49. To quote the HT: "Whenever the disbelieving enemies attack an Islamic country it becomes compulsory on its Muslim citizens to repel the enemy. The members of Hizb ut-Tahrir in that country are a part of the Muslims and it is obligatory upon them as it is upon other Muslims, in their capacity as Muslims, to fight the enemy and repel them. Whenever there is a Muslim amir who declares jihad to enhance the Word of Allah and mobilises the people to do that, the members of Hizb ut-Tahrir will respond in their capacity as Muslims in the country where the general call to arms was proclaimed."
50. What, in effect, it says is that its members have two obligations. As members of the organisation, they cannot take to violence. As members of the Muslim community, they can take to arms if such a course of action is warranted by circumstances. Thus, in the CARs, the HT, as a universal organisation of Muslims, will not issue a call to its members to take to arms, but if the local leaders of the community issue a call to arms, its members would be free to join in their capacity as individual Muslims and not as HT members.
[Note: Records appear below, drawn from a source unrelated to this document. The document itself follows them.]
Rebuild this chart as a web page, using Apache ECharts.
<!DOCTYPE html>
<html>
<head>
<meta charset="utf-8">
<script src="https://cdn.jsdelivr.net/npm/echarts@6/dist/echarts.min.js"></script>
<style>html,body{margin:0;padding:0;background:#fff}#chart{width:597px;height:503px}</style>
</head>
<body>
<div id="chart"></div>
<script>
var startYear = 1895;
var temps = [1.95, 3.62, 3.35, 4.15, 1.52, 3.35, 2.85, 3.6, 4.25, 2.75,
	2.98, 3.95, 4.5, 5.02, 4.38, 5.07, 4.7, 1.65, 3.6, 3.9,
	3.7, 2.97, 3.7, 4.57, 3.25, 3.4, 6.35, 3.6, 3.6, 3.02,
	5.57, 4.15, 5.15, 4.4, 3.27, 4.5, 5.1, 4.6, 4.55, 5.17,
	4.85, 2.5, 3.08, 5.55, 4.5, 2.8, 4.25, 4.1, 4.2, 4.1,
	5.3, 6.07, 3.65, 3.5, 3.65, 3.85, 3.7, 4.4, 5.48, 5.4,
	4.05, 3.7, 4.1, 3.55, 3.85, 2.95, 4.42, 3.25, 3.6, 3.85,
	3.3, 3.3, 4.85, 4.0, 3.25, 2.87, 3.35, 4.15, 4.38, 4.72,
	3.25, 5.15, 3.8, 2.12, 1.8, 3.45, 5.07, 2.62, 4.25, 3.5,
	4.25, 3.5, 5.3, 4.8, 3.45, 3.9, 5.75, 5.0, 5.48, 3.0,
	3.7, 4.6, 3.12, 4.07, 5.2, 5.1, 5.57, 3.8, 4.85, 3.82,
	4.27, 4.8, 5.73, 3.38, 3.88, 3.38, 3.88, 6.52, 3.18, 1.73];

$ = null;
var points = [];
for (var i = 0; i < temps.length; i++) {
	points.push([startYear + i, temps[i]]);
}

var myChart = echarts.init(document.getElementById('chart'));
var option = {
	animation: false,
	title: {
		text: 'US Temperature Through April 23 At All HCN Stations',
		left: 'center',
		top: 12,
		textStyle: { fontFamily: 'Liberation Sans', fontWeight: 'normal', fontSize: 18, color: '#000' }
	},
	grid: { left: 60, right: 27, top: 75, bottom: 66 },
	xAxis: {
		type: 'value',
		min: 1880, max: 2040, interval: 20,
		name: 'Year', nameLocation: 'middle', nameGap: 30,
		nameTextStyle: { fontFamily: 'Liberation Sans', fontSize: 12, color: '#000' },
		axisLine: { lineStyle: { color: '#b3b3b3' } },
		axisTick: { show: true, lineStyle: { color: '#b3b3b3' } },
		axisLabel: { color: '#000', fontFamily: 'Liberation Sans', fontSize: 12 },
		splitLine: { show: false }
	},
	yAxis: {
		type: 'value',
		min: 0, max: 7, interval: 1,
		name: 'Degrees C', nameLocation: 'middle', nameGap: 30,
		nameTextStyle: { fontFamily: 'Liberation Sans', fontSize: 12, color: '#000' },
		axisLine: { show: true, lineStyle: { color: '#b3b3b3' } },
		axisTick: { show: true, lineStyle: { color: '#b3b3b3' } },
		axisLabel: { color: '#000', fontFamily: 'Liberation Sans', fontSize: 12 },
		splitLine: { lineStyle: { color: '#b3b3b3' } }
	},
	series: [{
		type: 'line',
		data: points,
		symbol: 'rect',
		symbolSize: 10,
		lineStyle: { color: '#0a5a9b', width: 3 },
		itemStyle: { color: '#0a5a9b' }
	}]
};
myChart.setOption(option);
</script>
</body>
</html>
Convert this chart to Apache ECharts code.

51. Thus, it would be quite in order for a Muslim to propagate overtly the non-violent ways of the HT and, at the same time, take to terrorism covertly as a member of Al Qaeda or the IIF. The clandestine ways of the HT, about whose leadership not much is known, add to the fears about the real nature of the organisation and its linkages with Al Qaeda and the IIF.
52. Some analysts, particularly in Pakistan, describe the HT as an international Sunni movement, similar to Al Qaeda, but the HT itself says that its message and appeal are addressed to all Muslims, whether Sunnis or Shias. It wants its movement to be seen as a universal Muslim movement and not as a Sunni one.